Les routes que nous ferons, la plâtrerie de Thésalite que nous avons installée pour avoir de l’emploi, le carburant qui va coûter moins cher dans cette zone constituent un ensemble de projets de développement que l’Algérie a promis et c’est là qu’il faut aller très vite, car il s’agit de la seule arme à même de combattre le fléau. Nous pouvons avoir la plus grande armée au monde, mais nous ne pourrons jamais venir à bout de ces menaces sans un développement durable. Regardez toute cette flotte militaire qui est au golfe d’Aden et pourtant elle n’a pas réussi à stopper les pirateries. Cette jeunesse qui n’a rien à faire tout au long de l’année devient corvéable et malléable par tout le monde et tant qu’il y a des désœuvrés bien armés et bien riches, les effectifs des salafistes se multiplieront et la menace devient plus forte. Le message que je veux transmettre lors de ce sommet, est celui-ci : il est temps maintenant de prendre le problème ensemble. C’est facile de continuer à dire qu’ils sont au nord du Mali, et que le Mali répond en affirmant qu’ils sont ailleurs et qu’entre temps, la bande vient commettre une autre prise d’otages. La pauvreté est le terreau de toutes les menaces.

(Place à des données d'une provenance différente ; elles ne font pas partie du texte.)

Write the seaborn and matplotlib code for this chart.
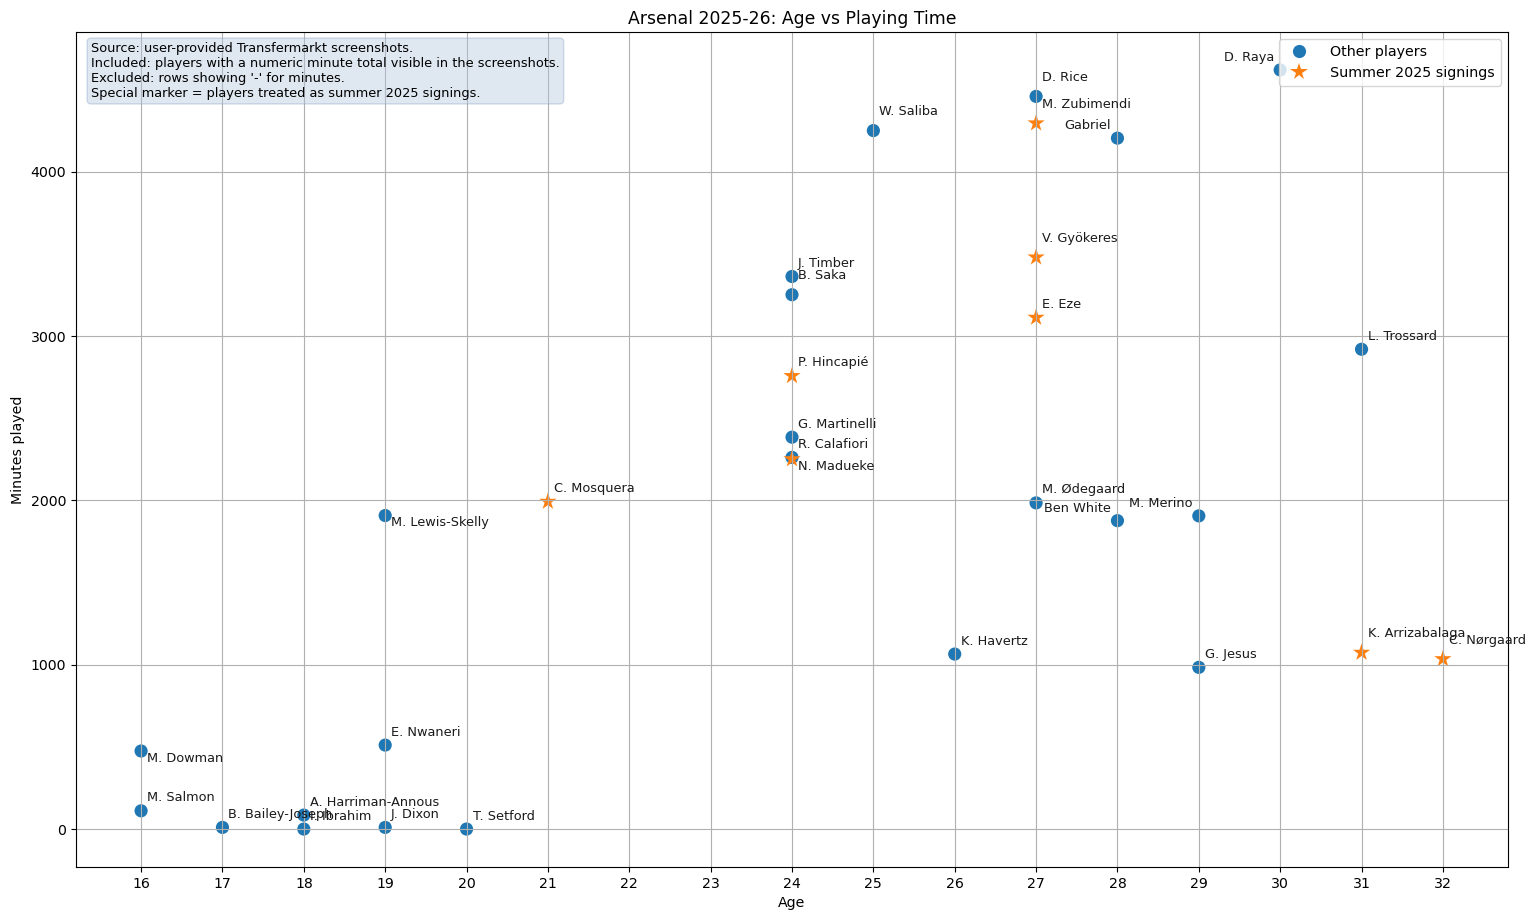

C’est pour cela que nous avons appelé ce sommet « Réunion pour la paix et le développement ». J’avoue que nous avons voulu attendre après l’élection présidentielle en Algérie et nous espérons que ce sommet ait lieu le plus tôt possible. Tout est prêt, nous n’attendons que la réponse du président Bouteflika dont la présence à ce sommet est capitale tout autant que celle du président libyen, Mouaâmar Al Gueddafi. Pour gérer ces menaces, il faut que l’Algérie sache qu’elle a une wilaya de plus qui est Kidal. L’histoire de votre pays est liée à cette région. Le Mali a soutenu la révolution algérienne. Des membres de l’ALN étaient hébergés dans la région de Gao et de Tombouctou. Bouteflika avait même le surnom de Abdelkader El Mali. Il est très connu dans ces villes. Je pense que c’est une chance pour nous qu’il soit président parce qu’il connaît très bien nos problèmes et nos préoccupations.